====== Material

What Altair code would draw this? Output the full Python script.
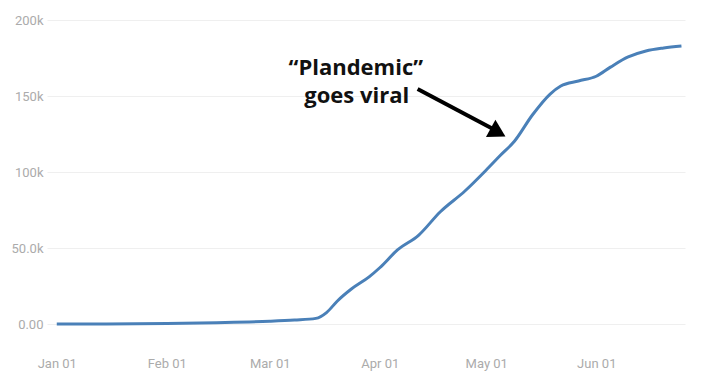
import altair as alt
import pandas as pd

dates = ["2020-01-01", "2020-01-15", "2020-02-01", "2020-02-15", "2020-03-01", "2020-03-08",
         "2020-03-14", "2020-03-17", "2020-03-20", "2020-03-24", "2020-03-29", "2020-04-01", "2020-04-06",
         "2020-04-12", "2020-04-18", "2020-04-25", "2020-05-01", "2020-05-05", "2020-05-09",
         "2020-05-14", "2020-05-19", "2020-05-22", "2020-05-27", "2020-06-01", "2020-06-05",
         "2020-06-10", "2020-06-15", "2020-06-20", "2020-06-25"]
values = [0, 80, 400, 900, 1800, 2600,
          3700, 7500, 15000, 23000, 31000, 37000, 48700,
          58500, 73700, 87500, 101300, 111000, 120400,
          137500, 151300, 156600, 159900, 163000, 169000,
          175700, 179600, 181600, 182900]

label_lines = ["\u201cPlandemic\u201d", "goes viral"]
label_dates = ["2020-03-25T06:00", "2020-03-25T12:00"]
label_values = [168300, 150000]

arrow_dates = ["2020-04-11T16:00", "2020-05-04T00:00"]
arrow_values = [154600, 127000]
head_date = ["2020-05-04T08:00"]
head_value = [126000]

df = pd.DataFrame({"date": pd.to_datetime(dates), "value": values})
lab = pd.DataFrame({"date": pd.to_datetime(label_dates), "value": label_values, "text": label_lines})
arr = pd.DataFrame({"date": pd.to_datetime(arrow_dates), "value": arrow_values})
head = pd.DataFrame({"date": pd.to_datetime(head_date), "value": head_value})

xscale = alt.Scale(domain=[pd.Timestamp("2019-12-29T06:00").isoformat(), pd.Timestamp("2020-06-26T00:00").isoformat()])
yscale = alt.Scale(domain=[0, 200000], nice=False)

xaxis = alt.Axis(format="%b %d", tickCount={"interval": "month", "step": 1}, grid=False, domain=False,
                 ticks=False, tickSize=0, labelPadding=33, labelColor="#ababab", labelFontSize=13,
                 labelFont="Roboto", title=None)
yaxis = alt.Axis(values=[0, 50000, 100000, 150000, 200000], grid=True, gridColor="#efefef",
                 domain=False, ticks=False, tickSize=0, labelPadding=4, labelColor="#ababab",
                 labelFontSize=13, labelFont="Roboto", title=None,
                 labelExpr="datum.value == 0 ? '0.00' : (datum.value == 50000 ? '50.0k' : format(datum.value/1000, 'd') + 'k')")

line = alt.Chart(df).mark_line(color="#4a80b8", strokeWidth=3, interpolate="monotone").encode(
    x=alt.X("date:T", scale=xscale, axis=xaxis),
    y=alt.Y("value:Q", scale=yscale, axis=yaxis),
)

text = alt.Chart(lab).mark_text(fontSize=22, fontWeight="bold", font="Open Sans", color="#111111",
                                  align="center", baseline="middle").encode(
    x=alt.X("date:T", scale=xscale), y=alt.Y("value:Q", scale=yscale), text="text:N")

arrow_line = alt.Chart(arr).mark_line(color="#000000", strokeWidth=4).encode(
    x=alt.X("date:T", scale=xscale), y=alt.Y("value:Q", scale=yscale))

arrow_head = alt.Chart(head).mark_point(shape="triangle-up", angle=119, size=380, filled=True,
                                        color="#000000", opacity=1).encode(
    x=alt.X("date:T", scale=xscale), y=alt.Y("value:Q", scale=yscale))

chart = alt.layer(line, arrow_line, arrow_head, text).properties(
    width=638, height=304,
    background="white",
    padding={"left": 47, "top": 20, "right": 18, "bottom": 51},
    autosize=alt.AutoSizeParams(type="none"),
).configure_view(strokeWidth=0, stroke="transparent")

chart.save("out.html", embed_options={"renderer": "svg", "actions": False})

============

The exercise » Repeat the lines of the listing above verbatim, beginning at its first line and ending at the line containing "head_value = [126000]", which is included. Omit pictures.

Task result »
What Altair code would draw this? Output the full Python script.
import altair as alt
import pandas as pd

dates = ["2020-01-01", "2020-01-15", "2020-02-01", "2020-02-15", "2020-03-01", "2020-03-08",
         "2020-03-14", "2020-03-17", "2020-03-20", "2020-03-24", "2020-03-29", "2020-04-01", "2020-04-06",
         "2020-04-12", "2020-04-18", "2020-04-25", "2020-05-01", "2020-05-05", "2020-05-09",
         "2020-05-14", "2020-05-19", "2020-05-22", "2020-05-27", "2020-06-01", "2020-06-05",
         "2020-06-10", "2020-06-15", "2020-06-20", "2020-06-25"]
values = [0, 80, 400, 900, 1800, 2600,
          3700, 7500, 15000, 23000, 31000, 37000, 48700,
          58500, 73700, 87500, 101300, 111000, 120400,
          137500, 151300, 156600, 159900, 163000, 169000,
          175700, 179600, 181600, 182900]

label_lines = ["\u201cPlandemic\u201d", "goes viral"]
label_dates = ["2020-03-25T06:00", "2020-03-25T12:00"]
label_values = [168300, 150000]

arrow_dates = ["2020-04-11T16:00", "2020-05-04T00:00"]
arrow_values = [154600, 127000]
head_date = ["2020-05-04T08:00"]
head_value = [126000]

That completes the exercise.